__EXERCISE DESCRIPTION__:
Begin with the line that contains "Convert this chart" and end with the line that contains "import pandas as pd": copy that span of lines exactly, and nothing outside it.

__RECORD SET__:
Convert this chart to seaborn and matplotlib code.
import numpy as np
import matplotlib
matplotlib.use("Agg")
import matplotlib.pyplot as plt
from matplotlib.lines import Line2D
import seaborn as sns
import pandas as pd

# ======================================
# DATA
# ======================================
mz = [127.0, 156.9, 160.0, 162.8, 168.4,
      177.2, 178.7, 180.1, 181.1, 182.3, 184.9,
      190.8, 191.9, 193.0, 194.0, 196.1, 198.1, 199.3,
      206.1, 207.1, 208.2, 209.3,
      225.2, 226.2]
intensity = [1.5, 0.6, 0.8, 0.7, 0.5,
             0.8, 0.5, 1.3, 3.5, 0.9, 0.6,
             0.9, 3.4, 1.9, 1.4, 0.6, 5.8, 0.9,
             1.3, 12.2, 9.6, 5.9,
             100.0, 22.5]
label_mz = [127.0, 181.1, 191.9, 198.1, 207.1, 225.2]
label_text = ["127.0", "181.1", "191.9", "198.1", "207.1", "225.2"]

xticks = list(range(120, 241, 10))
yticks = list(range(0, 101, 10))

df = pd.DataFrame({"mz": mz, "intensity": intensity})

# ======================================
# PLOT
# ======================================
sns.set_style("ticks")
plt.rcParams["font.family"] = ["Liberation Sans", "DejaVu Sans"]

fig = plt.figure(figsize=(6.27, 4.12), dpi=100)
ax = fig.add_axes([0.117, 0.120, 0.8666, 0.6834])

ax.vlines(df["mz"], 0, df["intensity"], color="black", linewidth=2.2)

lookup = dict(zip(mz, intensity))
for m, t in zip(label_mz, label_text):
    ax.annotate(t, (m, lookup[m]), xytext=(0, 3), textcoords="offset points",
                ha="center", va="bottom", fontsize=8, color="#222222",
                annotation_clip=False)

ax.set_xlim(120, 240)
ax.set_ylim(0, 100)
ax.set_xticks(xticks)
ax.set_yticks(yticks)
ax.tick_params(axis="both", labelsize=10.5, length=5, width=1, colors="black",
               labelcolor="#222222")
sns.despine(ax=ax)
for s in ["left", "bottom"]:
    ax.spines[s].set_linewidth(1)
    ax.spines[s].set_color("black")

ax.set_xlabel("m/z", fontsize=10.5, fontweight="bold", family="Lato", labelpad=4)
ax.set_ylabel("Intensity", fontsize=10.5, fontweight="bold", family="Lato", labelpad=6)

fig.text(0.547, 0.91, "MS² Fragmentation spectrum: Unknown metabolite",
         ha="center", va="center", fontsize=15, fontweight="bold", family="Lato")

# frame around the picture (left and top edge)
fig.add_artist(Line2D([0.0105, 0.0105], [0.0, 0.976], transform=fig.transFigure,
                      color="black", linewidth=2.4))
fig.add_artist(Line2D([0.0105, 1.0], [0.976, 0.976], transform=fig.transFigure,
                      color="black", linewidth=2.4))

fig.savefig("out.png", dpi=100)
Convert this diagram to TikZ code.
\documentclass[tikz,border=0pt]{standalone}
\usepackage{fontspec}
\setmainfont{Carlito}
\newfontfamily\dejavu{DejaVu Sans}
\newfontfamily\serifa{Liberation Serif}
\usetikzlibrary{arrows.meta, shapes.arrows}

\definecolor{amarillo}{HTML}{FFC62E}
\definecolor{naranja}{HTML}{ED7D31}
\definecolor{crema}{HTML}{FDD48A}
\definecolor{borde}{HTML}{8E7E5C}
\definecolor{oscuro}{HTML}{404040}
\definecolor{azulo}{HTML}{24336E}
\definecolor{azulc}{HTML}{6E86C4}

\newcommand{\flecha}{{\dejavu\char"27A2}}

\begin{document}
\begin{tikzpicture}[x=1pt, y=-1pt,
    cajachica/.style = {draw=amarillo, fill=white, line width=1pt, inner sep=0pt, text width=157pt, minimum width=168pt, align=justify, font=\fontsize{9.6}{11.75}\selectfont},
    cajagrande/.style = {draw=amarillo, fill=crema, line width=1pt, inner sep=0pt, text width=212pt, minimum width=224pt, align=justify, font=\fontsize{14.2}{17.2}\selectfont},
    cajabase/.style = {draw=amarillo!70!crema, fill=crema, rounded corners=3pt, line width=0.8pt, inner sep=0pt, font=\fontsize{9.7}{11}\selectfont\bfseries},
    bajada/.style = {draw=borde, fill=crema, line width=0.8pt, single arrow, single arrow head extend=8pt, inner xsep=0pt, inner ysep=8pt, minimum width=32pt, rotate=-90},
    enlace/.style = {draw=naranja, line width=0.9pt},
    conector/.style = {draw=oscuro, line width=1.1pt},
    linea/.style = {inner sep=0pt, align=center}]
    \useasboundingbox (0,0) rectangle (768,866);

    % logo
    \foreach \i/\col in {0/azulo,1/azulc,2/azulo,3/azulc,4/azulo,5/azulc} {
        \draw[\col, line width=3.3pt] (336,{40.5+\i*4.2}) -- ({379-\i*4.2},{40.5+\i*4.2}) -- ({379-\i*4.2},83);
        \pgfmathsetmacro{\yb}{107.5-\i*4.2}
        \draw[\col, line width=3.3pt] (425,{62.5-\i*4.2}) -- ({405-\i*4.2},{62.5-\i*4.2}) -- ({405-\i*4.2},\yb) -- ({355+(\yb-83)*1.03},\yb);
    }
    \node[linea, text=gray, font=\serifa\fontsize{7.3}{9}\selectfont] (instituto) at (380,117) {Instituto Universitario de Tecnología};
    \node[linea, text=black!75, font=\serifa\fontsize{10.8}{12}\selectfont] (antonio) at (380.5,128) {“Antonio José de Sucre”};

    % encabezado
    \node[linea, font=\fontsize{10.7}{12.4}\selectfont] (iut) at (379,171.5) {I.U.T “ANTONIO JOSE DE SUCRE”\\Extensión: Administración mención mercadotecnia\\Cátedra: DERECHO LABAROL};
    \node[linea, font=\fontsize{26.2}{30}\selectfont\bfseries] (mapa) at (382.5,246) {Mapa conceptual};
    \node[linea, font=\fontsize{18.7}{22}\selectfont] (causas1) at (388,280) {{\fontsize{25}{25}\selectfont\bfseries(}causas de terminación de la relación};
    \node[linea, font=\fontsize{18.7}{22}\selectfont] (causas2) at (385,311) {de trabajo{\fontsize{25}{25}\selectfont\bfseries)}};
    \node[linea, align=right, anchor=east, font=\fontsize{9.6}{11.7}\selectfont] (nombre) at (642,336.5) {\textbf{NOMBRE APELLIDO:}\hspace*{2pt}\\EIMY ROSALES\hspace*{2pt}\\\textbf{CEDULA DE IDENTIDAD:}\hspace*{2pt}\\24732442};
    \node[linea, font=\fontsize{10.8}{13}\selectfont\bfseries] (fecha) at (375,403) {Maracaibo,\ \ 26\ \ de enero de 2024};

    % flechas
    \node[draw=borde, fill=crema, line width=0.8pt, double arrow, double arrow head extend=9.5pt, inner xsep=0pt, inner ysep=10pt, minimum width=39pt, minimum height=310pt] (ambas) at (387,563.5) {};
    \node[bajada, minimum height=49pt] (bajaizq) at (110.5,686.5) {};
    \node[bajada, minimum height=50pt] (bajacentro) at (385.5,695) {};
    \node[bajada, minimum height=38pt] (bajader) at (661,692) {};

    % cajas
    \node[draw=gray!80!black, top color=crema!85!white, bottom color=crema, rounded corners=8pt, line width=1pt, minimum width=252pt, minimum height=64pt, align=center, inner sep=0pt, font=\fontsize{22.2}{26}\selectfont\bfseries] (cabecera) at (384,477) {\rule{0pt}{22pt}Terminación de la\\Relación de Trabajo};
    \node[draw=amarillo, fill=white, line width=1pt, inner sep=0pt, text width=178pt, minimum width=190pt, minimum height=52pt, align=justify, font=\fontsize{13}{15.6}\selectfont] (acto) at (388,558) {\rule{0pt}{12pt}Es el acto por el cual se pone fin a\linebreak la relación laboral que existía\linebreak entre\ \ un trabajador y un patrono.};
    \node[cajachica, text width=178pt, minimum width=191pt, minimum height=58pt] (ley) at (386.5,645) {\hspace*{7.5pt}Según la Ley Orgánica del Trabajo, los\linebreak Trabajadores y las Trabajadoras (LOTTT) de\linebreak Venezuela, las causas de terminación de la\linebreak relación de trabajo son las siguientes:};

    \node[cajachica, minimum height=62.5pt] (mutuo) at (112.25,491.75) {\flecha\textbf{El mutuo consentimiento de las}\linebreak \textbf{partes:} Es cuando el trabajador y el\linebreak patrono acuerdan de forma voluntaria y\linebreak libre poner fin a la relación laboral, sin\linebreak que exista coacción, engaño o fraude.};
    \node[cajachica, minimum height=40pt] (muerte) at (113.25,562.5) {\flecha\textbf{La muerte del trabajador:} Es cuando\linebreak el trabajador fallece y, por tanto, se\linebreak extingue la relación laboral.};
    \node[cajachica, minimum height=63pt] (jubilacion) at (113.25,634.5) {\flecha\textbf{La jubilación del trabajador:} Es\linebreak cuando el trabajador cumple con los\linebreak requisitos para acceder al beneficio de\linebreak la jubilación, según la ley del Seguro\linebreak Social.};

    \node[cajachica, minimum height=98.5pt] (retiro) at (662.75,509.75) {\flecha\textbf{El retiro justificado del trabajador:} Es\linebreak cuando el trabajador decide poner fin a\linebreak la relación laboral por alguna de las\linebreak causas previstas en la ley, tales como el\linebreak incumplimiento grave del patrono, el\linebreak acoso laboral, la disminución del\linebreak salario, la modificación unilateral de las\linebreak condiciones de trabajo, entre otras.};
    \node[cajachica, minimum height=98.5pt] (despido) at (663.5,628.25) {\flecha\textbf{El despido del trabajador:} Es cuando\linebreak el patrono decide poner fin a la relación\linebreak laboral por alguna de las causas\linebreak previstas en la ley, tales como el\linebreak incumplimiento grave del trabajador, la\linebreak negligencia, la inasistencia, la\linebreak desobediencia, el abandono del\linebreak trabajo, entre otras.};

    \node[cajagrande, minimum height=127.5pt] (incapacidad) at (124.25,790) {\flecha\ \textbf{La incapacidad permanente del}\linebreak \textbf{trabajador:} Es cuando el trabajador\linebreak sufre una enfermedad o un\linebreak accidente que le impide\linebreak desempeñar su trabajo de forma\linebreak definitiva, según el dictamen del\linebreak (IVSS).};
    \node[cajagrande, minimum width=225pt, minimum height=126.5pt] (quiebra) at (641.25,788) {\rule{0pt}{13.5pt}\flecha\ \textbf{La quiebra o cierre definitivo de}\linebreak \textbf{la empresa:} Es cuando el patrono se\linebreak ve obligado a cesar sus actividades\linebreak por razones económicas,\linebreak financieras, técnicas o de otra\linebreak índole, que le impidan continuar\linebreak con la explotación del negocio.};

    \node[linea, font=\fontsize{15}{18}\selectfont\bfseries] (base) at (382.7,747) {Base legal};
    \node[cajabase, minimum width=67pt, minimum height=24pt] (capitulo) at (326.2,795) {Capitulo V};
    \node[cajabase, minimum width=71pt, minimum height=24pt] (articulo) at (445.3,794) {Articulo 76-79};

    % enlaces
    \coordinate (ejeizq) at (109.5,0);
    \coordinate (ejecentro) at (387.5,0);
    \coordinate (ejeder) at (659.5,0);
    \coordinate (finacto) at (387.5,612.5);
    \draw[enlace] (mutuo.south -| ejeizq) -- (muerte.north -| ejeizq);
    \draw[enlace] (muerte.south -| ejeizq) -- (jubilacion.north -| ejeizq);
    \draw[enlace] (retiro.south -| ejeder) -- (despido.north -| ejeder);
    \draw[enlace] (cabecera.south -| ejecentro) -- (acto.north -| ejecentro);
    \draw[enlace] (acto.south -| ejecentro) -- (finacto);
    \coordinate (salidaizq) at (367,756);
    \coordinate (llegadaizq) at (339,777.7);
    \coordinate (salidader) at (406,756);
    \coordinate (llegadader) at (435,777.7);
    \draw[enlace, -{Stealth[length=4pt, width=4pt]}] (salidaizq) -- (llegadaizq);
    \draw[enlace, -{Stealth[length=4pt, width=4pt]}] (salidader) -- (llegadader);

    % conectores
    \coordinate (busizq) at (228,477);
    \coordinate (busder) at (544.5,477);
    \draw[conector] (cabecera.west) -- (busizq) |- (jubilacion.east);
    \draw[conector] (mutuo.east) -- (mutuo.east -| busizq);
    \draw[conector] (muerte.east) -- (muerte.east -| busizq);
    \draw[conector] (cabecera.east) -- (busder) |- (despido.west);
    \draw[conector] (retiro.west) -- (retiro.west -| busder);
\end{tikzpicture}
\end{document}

==

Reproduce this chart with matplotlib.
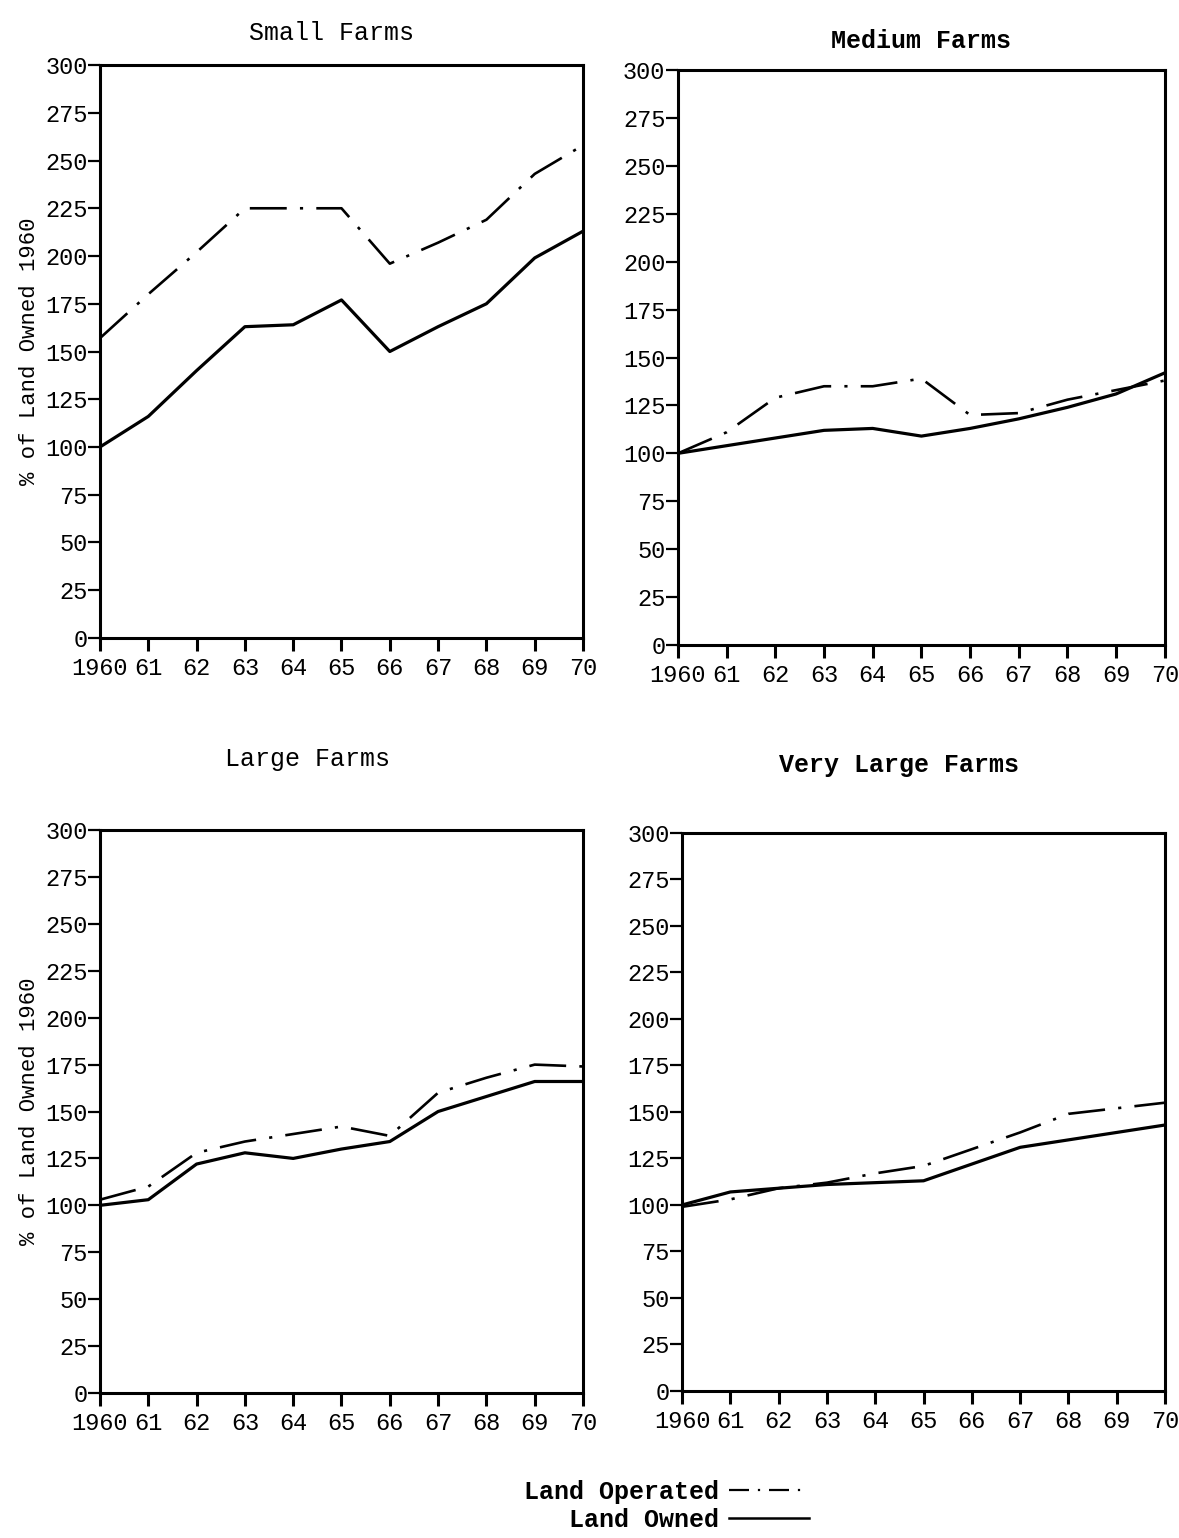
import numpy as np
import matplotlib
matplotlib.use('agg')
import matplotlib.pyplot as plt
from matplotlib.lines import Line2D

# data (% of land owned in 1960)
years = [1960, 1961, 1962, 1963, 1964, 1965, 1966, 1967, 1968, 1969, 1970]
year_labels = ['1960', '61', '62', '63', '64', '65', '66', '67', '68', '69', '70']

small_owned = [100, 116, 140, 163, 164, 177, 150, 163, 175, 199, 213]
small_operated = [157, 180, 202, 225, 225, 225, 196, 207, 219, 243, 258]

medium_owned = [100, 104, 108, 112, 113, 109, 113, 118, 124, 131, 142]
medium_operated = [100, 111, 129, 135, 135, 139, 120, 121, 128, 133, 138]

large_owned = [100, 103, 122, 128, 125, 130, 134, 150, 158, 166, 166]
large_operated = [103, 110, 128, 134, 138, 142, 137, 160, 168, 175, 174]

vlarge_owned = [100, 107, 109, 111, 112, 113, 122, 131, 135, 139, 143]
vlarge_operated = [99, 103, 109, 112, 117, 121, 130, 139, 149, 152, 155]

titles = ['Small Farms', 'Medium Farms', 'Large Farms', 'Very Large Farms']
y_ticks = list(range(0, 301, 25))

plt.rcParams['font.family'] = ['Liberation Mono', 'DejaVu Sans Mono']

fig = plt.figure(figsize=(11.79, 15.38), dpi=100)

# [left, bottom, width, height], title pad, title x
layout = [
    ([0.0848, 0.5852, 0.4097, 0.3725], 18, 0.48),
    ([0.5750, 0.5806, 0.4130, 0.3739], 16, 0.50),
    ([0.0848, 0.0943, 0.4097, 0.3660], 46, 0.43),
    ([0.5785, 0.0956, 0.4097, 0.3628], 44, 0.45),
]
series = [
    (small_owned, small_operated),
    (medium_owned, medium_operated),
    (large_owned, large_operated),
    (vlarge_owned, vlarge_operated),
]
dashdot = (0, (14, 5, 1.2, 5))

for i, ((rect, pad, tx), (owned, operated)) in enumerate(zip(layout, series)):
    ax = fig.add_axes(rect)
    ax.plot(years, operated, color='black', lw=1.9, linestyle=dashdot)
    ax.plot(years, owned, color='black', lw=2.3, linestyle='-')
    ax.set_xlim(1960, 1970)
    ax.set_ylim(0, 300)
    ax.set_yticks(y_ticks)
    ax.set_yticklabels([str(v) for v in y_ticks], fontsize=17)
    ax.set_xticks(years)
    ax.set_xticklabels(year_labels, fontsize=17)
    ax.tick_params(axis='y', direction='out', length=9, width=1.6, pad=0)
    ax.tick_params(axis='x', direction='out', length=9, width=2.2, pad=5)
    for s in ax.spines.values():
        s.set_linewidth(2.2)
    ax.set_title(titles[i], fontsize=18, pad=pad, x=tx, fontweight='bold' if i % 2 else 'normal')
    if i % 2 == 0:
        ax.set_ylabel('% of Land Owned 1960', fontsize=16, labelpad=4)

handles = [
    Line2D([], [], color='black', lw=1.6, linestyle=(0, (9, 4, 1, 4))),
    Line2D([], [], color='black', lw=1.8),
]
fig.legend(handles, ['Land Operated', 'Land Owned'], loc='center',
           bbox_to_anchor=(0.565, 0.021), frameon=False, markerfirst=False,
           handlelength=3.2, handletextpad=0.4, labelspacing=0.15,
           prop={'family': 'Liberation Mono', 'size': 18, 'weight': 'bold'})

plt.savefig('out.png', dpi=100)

==

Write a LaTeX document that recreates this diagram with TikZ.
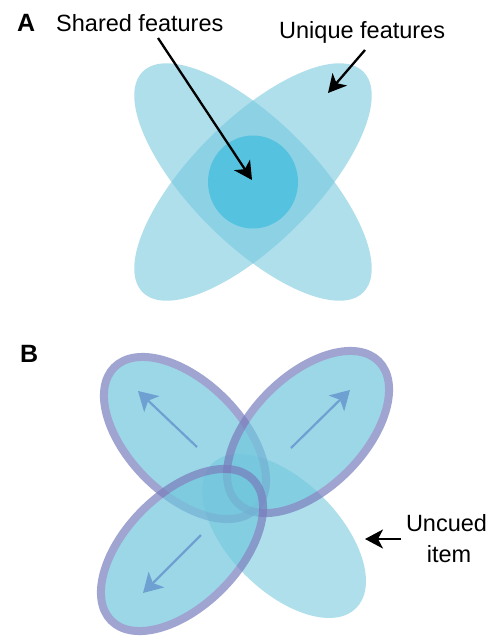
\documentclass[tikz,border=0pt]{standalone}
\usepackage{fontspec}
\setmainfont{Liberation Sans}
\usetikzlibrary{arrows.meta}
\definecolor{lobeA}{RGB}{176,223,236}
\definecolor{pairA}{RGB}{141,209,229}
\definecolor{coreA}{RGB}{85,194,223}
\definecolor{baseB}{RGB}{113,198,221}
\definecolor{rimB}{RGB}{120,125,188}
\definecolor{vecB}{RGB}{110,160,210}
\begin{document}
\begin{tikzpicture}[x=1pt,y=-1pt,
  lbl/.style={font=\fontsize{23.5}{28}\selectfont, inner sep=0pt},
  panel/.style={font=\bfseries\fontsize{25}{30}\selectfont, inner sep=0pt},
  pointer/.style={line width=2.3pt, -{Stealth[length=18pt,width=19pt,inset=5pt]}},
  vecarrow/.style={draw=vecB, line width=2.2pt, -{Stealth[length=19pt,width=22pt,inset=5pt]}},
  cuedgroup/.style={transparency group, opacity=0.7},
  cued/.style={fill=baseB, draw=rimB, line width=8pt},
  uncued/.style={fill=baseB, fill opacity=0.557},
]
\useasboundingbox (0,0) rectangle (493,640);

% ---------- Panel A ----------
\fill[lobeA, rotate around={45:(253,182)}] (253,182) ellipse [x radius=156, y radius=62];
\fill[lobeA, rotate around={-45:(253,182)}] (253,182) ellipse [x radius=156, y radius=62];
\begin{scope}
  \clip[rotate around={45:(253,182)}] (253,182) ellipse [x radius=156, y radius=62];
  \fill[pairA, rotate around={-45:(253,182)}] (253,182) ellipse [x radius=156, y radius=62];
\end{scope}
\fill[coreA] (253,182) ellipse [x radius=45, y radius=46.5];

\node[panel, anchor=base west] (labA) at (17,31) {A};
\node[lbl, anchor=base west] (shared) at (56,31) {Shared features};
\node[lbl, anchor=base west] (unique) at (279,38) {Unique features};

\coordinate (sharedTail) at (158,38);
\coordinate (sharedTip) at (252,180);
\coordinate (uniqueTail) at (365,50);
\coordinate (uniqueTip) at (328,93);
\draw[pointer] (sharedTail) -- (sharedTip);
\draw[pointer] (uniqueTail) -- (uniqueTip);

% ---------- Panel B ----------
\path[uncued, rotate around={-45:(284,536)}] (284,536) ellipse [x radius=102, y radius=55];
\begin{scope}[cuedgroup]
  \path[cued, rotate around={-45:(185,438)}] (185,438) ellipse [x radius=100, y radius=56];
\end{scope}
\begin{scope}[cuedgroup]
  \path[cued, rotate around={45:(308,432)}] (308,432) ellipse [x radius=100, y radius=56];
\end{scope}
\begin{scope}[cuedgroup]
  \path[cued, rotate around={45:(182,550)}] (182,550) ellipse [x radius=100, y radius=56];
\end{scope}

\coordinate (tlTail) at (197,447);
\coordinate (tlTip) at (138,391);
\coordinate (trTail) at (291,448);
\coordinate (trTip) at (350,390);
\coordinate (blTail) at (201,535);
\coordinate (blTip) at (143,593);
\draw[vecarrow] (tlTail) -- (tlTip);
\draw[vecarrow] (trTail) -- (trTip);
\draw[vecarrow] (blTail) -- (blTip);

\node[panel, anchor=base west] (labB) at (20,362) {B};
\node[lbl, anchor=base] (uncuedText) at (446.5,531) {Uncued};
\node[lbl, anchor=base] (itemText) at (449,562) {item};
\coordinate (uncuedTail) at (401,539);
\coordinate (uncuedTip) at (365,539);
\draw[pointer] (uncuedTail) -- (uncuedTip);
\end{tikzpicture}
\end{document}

__WORKED ANSWER__:
Convert this chart to seaborn and matplotlib code.
import numpy as np
import matplotlib
matplotlib.use("Agg")
import matplotlib.pyplot as plt
from matplotlib.lines import Line2D
import seaborn as sns
import pandas as pd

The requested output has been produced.